When you do all of this, the equity curve will sag visibly compared to the original. It will sometimes look bad. That is the point. A backtest that sags under honest costs and still earns money is a strategy worth running. A backtest that looks great until you turn off the assumptions is a story you've been telling yourself.

Our own internal target: we won't deploy a strategy into the marketplace whose live-realistic backtest doesn't keep at least 60% of the headline equity-curve return. Most candidates don't pass.

What Engine does about this

The reason backtests get away with their fictions is that no one usually gets to compare a real backtest with the real live decision log it produced. The vendor shows you one. The user gets the other. The two never meet.

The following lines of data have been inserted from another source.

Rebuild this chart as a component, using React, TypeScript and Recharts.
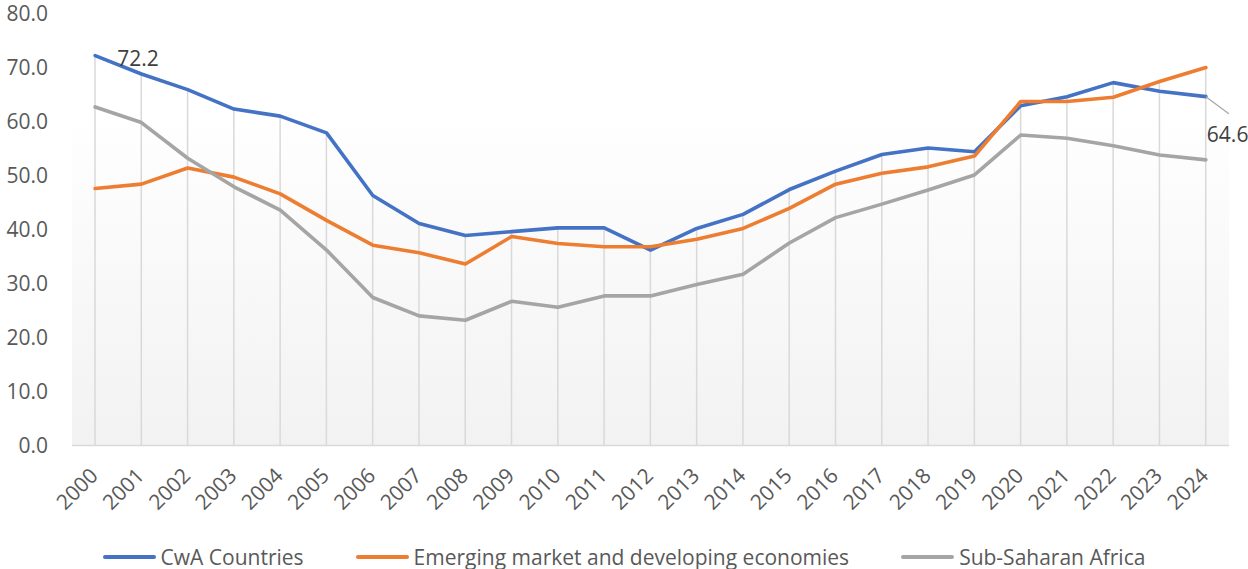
import React from 'react';
import { ComposedChart, Line, Bar, XAxis, YAxis, CartesianGrid, Legend, LabelList } from 'recharts';

const years = ['2000', '2001', '2002', '2003', '2004', '2005', '2006', '2007', '2008', '2009', '2010', '2011', '2012', '2013', '2014', '2015', '2016', '2017', '2018', '2019', '2020', '2021', '2022', '2023', '2024'];
const cwa = [72.2, 68.8, 65.9, 62.3, 61.0, 57.9, 46.3, 41.1, 38.9, 39.6, 40.3, 40.3, 36.2, 40.2, 42.8, 47.4, 50.8, 53.9, 55.1, 54.4, 62.9, 64.6, 67.2, 65.6, 64.6];
const emde = [47.6, 48.4, 51.4, 49.7, 46.6, 41.7, 37.1, 35.7, 33.6, 38.7, 37.4, 36.8, 36.8, 38.2, 40.2, 43.9, 48.4, 50.4, 51.6, 53.6, 63.7, 63.7, 64.5, 67.4, 70.0];
const ssa = [62.7, 59.8, 53.2, 47.9, 43.6, 36.2, 27.4, 24.0, 23.2, 26.7, 25.6, 27.7, 27.7, 29.8, 31.7, 37.5, 42.2, 44.7, 47.3, 50.1, 57.5, 56.9, 55.5, 53.8, 52.9];
const yTicks = [0, 10, 20, 30, 40, 50, 60, 70, 80];

const seriesNames = ['CwA Countries', 'Emerging market and developing economies', 'Sub-Saharan Africa'];
const seriesColors = ['#4472C4', '#ED7D31', '#A5A5A5'];

const data = years.map((year, i) => ({
  year,
  cwa: cwa[i],
  emde: emde[i],
  ssa: ssa[i],
  peak: Math.max(cwa[i], emde[i], ssa[i]),
}));

const FONT = '"Open Sans", sans-serif';
const TEXT = '#595959';
const FS = 21;

const XTick = (props: any) => {
  const { x, y, payload } = props;
  const ax = x + 4;
  const ay = y + 23.5;
  return (
    <text x={ax} y={ay} textAnchor="end" transform={`rotate(-45, ${ax}, ${ay})`} fill={TEXT} fontSize={FS} fontFamily={FONT}>
      {payload.value}
    </text>
  );
};

const DropLine = (props: any) => {
  const { x, y, width, height } = props;
  if (height == null || isNaN(height)) return null;
  return <rect x={x + width / 2 - 0.75} y={y} width={1.5} height={height} fill="#d9d9d9" />;
};

const CwaLabel = (props: any) => {
  const { x, y, index, value } = props;
  if (index === 0) {
    return (
      <text x={x + 22} y={y + 2} dominantBaseline="central" fill="#404040" fontSize={FS} fontFamily={FONT}>
        {Number(value).toFixed(1)}
      </text>
    );
  }
  if (index === years.length - 1) {
    return (
      <g>
        <line x1={x} y1={y} x2={x + 23} y2={y + 17} stroke="#A5A5A5" strokeWidth={1.2} />
        <text x={x + 1} y={y + 37} dominantBaseline="central" fill="#404040" fontSize={FS} fontFamily={FONT}>
          {Number(value).toFixed(1)}
        </text>
      </g>
    );
  }
  return null;
};

const LegendContent = () => (
  <div style={{ display: 'flex', justifyContent: 'center', alignItems: 'center', height: 24, gap: 52, fontFamily: FONT, fontSize: FS, color: TEXT }}>
    {seriesNames.map((n, i) => (
      <div key={n} style={{ display: 'flex', alignItems: 'center' }}>
        <div style={{ width: 53, height: 4, borderRadius: 2, background: seriesColors[i], marginRight: 5 }} />
        <span style={{ whiteSpace: 'nowrap', lineHeight: '24px' }}>{n}</span>
      </div>
    ))}
  </div>
);

export default function App() {
  return (
    <div style={{ position: 'absolute', left: 0, top: 0, width: 1248, height: 569, background: '#fff' }}>
      <svg width={0} height={0} style={{ position: 'absolute' }}>
        <defs>
          <linearGradient id="plotBg" x1="0" y1="0" x2="0" y2="1">
            <stop offset="0" stopColor="#ffffff" />
            <stop offset="0.22" stopColor="#ffffff" />
            <stop offset="1" stopColor="#f2f2f2" />
          </linearGradient>
        </defs>
      </svg>
      <ComposedChart width={1248} height={569} data={data} margin={{ top: 13.5, right: 19, left: 0, bottom: 0 }}>
        <CartesianGrid horizontal={false} vertical={false} fill="url(#plotBg)" stroke="none" />
        <XAxis
          dataKey="year"
          interval={0}
          height={99.5}
          tickLine={false}
          axisLine={{ stroke: '#d9d9d9', strokeWidth: 1.5 }}
          tick={<XTick />}
        />
        <YAxis
          domain={[0, 80]}
          ticks={yTicks}
          width={72}
          axisLine={false}
          tickLine={false}
          tickSize={0}
          tickMargin={24}
          tickFormatter={(v: number) => v.toFixed(1)}
          tick={{ fill: TEXT, fontSize: FS, fontFamily: FONT }}
          interval={0}
        />
        <Bar dataKey="peak" shape={<DropLine />} legendType="none" isAnimationActive={false} barSize={2} />
        <Line type="linear" dataKey="cwa" name={seriesNames[0]} stroke={seriesColors[0]} strokeWidth={3.6} dot={false} activeDot={false} strokeLinecap="round" strokeLinejoin="round" isAnimationActive={false}>
          <LabelList dataKey="cwa" content={<CwaLabel />} />
        </Line>
        <Line type="linear" dataKey="emde" name={seriesNames[1]} stroke={seriesColors[1]} strokeWidth={3.6} dot={false} activeDot={false} strokeLinecap="round" strokeLinejoin="round" isAnimationActive={false} />
        <Line type="linear" dataKey="ssa" name={seriesNames[2]} stroke={seriesColors[2]} strokeWidth={3.6} dot={false} activeDot={false} strokeLinecap="round" strokeLinejoin="round" isAnimationActive={false} />
        <Legend verticalAlign="bottom" height={24} content={<LegendContent />} wrapperStyle={{ left: 0, width: 1248, bottom: 0 }} />
      </ComposedChart>
    </div>
  );
}
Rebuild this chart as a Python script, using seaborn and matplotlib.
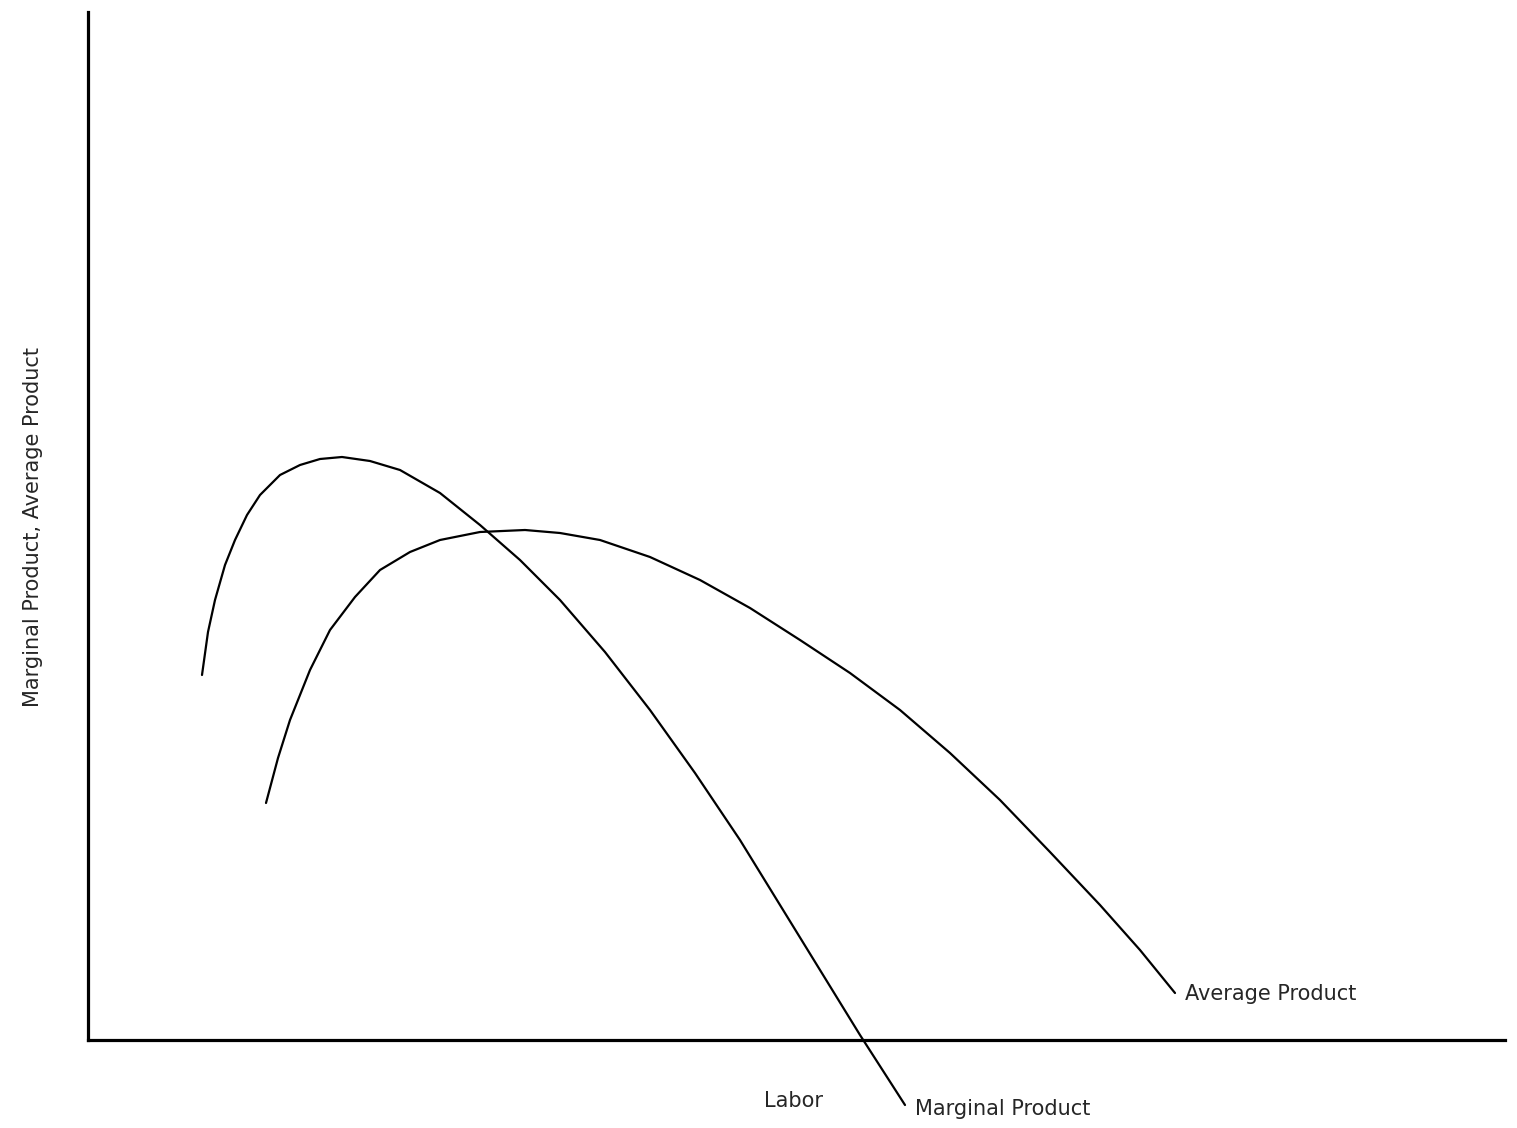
import matplotlib
matplotlib.use("Agg")
import matplotlib.pyplot as plt
import seaborn as sns
import pandas as pd

# pixel-read points converted to data units (x = px-88, y = 1040-py)
mp_px = [202,208,215,225,235,247,260,280,300,320,342,370,400,440,480,520,560,605,650,695,740,780,820,860,905]
mp_py = [675,632,600,565,540,515,495,475,465,459,457,461,470,493,525,560,600,652,710,773,840,905,970,1035,1105]
ap_px = [266,278,290,310,330,355,380,410,440,480,525,560,600,650,700,750,800,850,900,950,1000,1050,1100,1140,1175]
ap_py = [803,758,720,670,630,597,570,552,540,532,530,533,540,557,580,608,640,673,710,753,800,852,905,950,993]

mp = pd.DataFrame({"x": [p-88 for p in mp_px], "y": [1040-p for p in mp_py]})
ap = pd.DataFrame({"x": [p-88 for p in ap_px], "y": [1040-p for p in ap_py]})

sns.set_style("white")
fig = plt.figure(figsize=(15.17, 11.28), dpi=100)
ax = fig.add_axes([88/1517, 88/1128, 1417/1517, 1028/1128])
sns.lineplot(data=mp, x="x", y="y", sort=False, color="black", lw=1.6, ax=ax, clip_on=False)
sns.lineplot(data=ap, x="x", y="y", sort=False, color="black", lw=1.6, ax=ax, clip_on=False)
for l in ax.lines:
    l.set_clip_on(False)
ax.set_xlim(0, 1417)
ax.set_ylim(0, 1028)
ax.set_xticks([]); ax.set_yticks([])
ax.set_xlabel(""); ax.set_ylabel("")
for s in ["top", "right"]:
    ax.spines[s].set_visible(False)
for s in ["left", "bottom"]:
    ax.spines[s].set_linewidth(2.3)
    ax.spines[s].set_color("black")

fs = 15
ax.text(1185-88, 1040-994, "Average Product", fontsize=fs, va="center", ha="left")
ax.text(915-88, 1040-1109, "Marginal Product", fontsize=fs, va="center", ha="left", clip_on=False)
ax.text(793-88, 1040-1101, "Labor", fontsize=fs, va="center", ha="center", clip_on=False)
fig.text(33/1517, 1-527/1128, "Marginal Product, Average Product", fontsize=fs,
         rotation=90, va="center", ha="center")
fig.savefig("out.png", dpi=100)
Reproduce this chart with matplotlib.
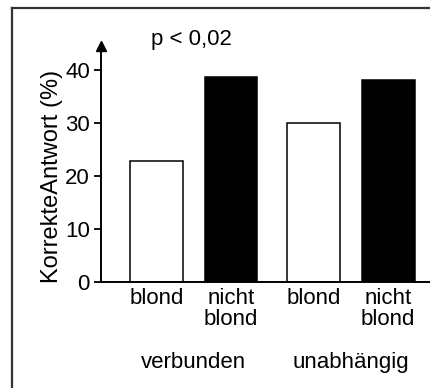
import matplotlib.pyplot as plt
from matplotlib.lines import Line2D

plt.rcParams['font.family'] = ['Liberation Sans', 'DejaVu Sans']

# data
bar_labels = ['blond', 'nicht\nblond', 'blond', 'nicht\nblond']
values = [22.8, 38.7, 30.0, 38.1]
colors = ['white', 'black', 'white', 'black']
groups = ['verbunden', 'unabhängig']
y_ticks = [0, 10, 20, 30, 40]
p_text = 'p < 0,02'

W, H = 431, 388
fs = 16
fig = plt.figure(figsize=(W / 100, H / 100), dpi=100)

# axes placed in pixel terms of the reference
ax_left, ax_right, ax_bottom, ax_top = 101, 431, 282, 46
ax = fig.add_axes([ax_left / W, (H - ax_bottom) / H,
                   (ax_right - ax_left) / W, (ax_bottom - ax_top) / H])

pos = [0, 1, 2.11, 3.11]
ax.bar(pos, values, width=0.71, color=colors, edgecolor='black', linewidth=1.1)

ax.set_xlim(-0.745, 3.685)
ax.set_ylim(0, 44.5)
ax.set_yticks(y_ticks)
ax.set_xticks([])
ax.tick_params(axis='y', length=5, width=1.3, labelsize=fs, pad=3)
for s in ['top', 'right']:
    ax.spines[s].set_visible(False)
for s in ['left', 'bottom']:
    ax.spines[s].set_linewidth(1.4)

# arrow head on the y axis
ax.plot(0, 1, marker='^', markersize=7, color='black', transform=ax.transAxes,
        clip_on=False)

# bar labels below the axis
for x, lab in zip(pos, bar_labels):
    ax.text(x, -1.2, lab, ha='center', va='top', fontsize=fs, linespacing=0.95)

# group labels
for i, g in enumerate(groups):
    gx = (pos[2 * i] + pos[2 * i + 1]) / 2
    ax.text(gx, -15.2, g, ha='center', va='center', fontsize=fs)

ax.set_ylabel('KorrekteAntwort (%)', fontsize=17)
ax.yaxis.set_label_coords((63 - ax_left) / (ax_right - ax_left),
                          (ax_bottom - 176) / (ax_bottom - ax_top))
fig.text(191 / W, 1 - 40 / H, p_text, ha='center', va='center', fontsize=fs)

# cropped outer frame
fig.add_artist(Line2D([12 / W, 12 / W], [0, 1 - 8 / H], color='#333333', lw=1.6))
fig.add_artist(Line2D([12 / W, 1], [1 - 8 / H, 1 - 8 / H], color='#333333', lw=1.6))

fig.savefig('out.png', dpi=100)
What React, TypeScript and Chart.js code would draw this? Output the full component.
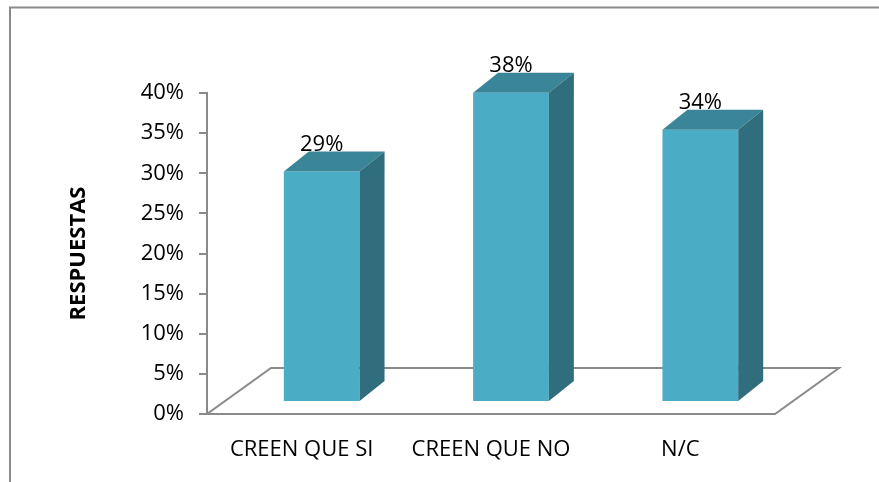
import { useEffect, useRef } from 'react';
import { Chart, registerables } from 'chart.js';

Chart.register(...registerables);

// ---- data ----
const categories: string[] = ['CREEN QUE SI', 'CREEN QUE NO', 'N/C'];
const responses: number[] = [28.6, 38.4, 33.8]; // percent
const yAxisTitle = 'RESPUESTAS';
const yMin = 0;
const yMax = 40;
const yStep = 5;

// ---- style ----
const FONT = "'Open Sans', 'Noto Sans', sans-serif";
const FRONT = '#4BACC6';
const TOP = '#3A8598';
const SIDE = '#306E7D';
const LINE = '#8a8a8a';
const BAR_SHIFT_X = 20;
const BAR_SHIFT_Y = -13;
const DEPTH_X = 25;
const DEPTH_Y = -20;
const FLOOR_DX = 64;
const FLOOR_DY = -46;

const threeD = {
  id: 'threeD',
  beforeDraw(chart: any) {
    const { ctx, width, height } = chart;
    ctx.save();
    ctx.fillStyle = '#ffffff';
    ctx.fillRect(0, 0, width, height);
    ctx.strokeStyle = LINE;
    ctx.lineWidth = 2;
    ctx.beginPath();
    ctx.moveTo(10, height + 5);
    ctx.lineTo(10, 7.5);
    ctx.lineTo(width + 5, 7.5);
    ctx.stroke();
    ctx.restore();
  },
  beforeDatasetsDraw(chart: any) {
    const { ctx, chartArea: a } = chart;
    const yb = chart.scales.y.getPixelForValue(yMin);
    ctx.save();
    ctx.strokeStyle = LINE;
    ctx.lineWidth = 2;
    ctx.beginPath();
    ctx.moveTo(a.left, yb);
    ctx.lineTo(a.right, yb);
    ctx.lineTo(a.right + FLOOR_DX, yb + FLOOR_DY);
    ctx.lineTo(a.left + FLOOR_DX, yb + FLOOR_DY);
    ctx.closePath();
    ctx.stroke();
    ctx.restore();
  },
  afterDatasetsDraw(chart: any) {
    const { ctx } = chart;
    const meta = chart.getDatasetMeta(0);
    const ys = chart.scales.y;
    const values = chart.data.datasets[0].data as number[];
    meta.data.forEach((bar: any, i: number) => {
      const v = values[i];
      const w = bar.width;
      const x0 = bar.x - w / 2 + BAR_SHIFT_X;
      const x1 = x0 + w;
      const yt = ys.getPixelForValue(v) + BAR_SHIFT_Y;
      const yb = ys.getPixelForValue(yMin) + BAR_SHIFT_Y;
      ctx.save();
      // front
      ctx.fillStyle = FRONT;
      ctx.fillRect(x0, yt, w, yb - yt);
      // top
      ctx.fillStyle = TOP;
      ctx.beginPath();
      ctx.moveTo(x0, yt);
      ctx.lineTo(x0 + DEPTH_X, yt + DEPTH_Y);
      ctx.lineTo(x1 + DEPTH_X, yt + DEPTH_Y);
      ctx.lineTo(x1, yt);
      ctx.closePath();
      ctx.fill();
      // side
      ctx.fillStyle = SIDE;
      ctx.beginPath();
      ctx.moveTo(x1, yt);
      ctx.lineTo(x1 + DEPTH_X, yt + DEPTH_Y);
      ctx.lineTo(x1 + DEPTH_X, yb + DEPTH_Y);
      ctx.lineTo(x1, yb);
      ctx.closePath();
      ctx.fill();
      // label
      ctx.fillStyle = '#000';
      ctx.font = `22px ${FONT}`;
      ctx.textAlign = 'center';
      ctx.textBaseline = 'middle';
      ctx.fillText(`${Math.round(v)}%`, (x0 + x1) / 2, yt + DEPTH_Y - 7);
      ctx.restore();
    });
  },
};

export default function App() {
  const ref = useRef<HTMLCanvasElement | null>(null);
  useEffect(() => {
    if (!ref.current) return;
    const chart = new Chart(ref.current, {
      type: 'bar',
      data: {
        labels: categories,
        datasets: [
          {
            data: responses,
            backgroundColor: 'rgba(0,0,0,0)',
            borderWidth: 0,
            barPercentage: 0.4,
            categoryPercentage: 1,
          },
        ],
      },
      options: {
        responsive: false,
        animation: false,
        events: [],
        layout: { padding: { top: 93, right: 104, bottom: 0, left: 0 } },
        plugins: { legend: { display: false }, tooltip: { enabled: false } },
        scales: {
          x: {
            grid: { display: false, drawTicks: false },
            border: { display: false },
            ticks: { color: '#000', font: { family: FONT, size: 22 }, padding: 23, maxRotation: 0 },
            afterFit: (s: any) => {
              s.height = 68;
            },
          },
          y: {
            min: yMin,
            max: yMax,
            grid: { display: true, drawOnChartArea: false, drawTicks: true, tickLength: 8, color: LINE, lineWidth: 2 },
            border: { display: true, color: LINE, width: 2 },
            ticks: {
              stepSize: yStep,
              color: '#000',
              font: { family: FONT, size: 22 },
              padding: 15,
              callback: (v: any) => `${v}%`,
            },
            title: {
              display: true,
              text: yAxisTitle,
              color: '#000',
              font: { family: FONT, size: 22, weight: 'bold' },
              padding: { top: 66, bottom: 0 },
            },
            afterFit: (s: any) => {
              s.width = 207;
            },
          },
        },
      },
      plugins: [threeD],
    });
    return () => chart.destroy();
  }, []);
  return (
    <div style={{ position: 'absolute', left: 0, top: 0, width: 879, height: 482 }}>
      <canvas ref={ref} width={879} height={482} style={{ display: 'block' }} />
    </div>
  );
}
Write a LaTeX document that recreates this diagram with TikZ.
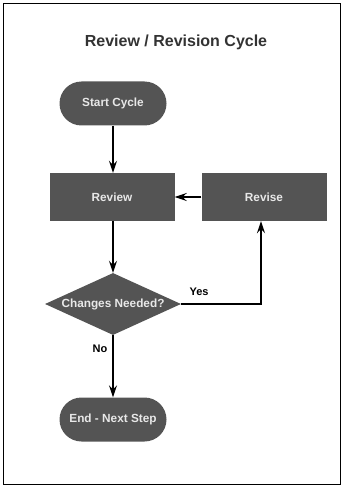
\documentclass[tikz,border=0pt]{standalone}
\usepackage{fontspec}
\setmainfont{Liberation Sans}
\usetikzlibrary{shapes.geometric,arrows.meta}
\definecolor{boxgray}{HTML}{545454}
\definecolor{txtlight}{HTML}{E8E8E8}
\definecolor{titlegray}{HTML}{333333}
\tikzset{
  flowline/.style={line width=1.5pt, draw=black, -{Stealth[length=12pt,width=8pt,inset=4pt]}},
  termbox/.style={fill=boxgray, text=txtlight, font=\bfseries\fontsize{11.8}{14}\selectfont, minimum width=107pt, minimum height=44pt, rounded corners=22pt, inner sep=0pt},
  procbox/.style={fill=boxgray, text=txtlight, font=\bfseries\fontsize{11.8}{14}\selectfont, minimum width=125pt, minimum height=48pt, inner sep=0pt},
  decbox/.style={diamond, fill=boxgray, minimum width=136pt, minimum height=62pt, inner sep=0pt},
  dectext/.style={text=txtlight, font=\bfseries\fontsize{11.8}{14}\selectfont},
  edgelabel/.style={text=black, font=\bfseries\fontsize{11}{13}\selectfont},
}
\begin{document}
\begin{tikzpicture}[x=1pt,y=-1pt]
\useasboundingbox (0,0) rectangle (344,489);
\draw[line width=0.8pt] (3.5,3.5) rectangle (340.5,484.5);
\node[text=titlegray, font=\bfseries\fontsize{16}{19}\selectfont] (title) at (176,42) {Review / Revision Cycle};
\node[termbox] (start) at (113,103.5) {Start Cycle};
\node[procbox] (review) at (112,197) {Review};
\node[procbox] (revise) at (264,197) {Revise};
\node[decbox] (dec) at (113,304) {};
\node[dectext] (dect) at (dec.center) {Changes Needed?};
\node[termbox] (end) at (113,419.5) {End - Next Step};
\coordinate (corner) at (261,304);
\draw[flowline] (start.south) -- (start.south |- review.north);
\draw[flowline] (revise.west) -- (review.east);
\draw[flowline] (dec.north |- review.south) -- (dec.north);
\draw[flowline] (dec.east) -- (corner) -- (corner |- revise.south);
\draw[flowline] (dec.south) -- (end.north);
\node[edgelabel] (yes) at (199,292) {Yes};
\node[edgelabel] (no) at (100,349) {No};
\end{tikzpicture}
\end{document}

Engine flips this. The decision log records every read, every rule check, every order, every fill — with the rule that triggered it, the price the agent thought it was getting, and the price it actually got. That log is the same shape as the backtest output. You can lay one on top of the other, by trade, and see exactly where the backtest overstated. Most of the time the gap is fees plus slippage plus the trade the agent decided to skip in live that the backtest cheerfully took.

When the gap is small, the strategy is real. When the gap is large, the backtest was selling you a story. There is no third option, and there is no way to know which one you have without the side-by-side comparison.

If you're evaluating a backtest from anywhere — ours, a friend's, a marketplace listing — ask for the live decision log of the strategy running the same rules. If the answer is "we don't keep one" or "it's proprietary," you have your answer about the backtest too.

The honest curve is the one that survived honest costs. Everything else is a brochure.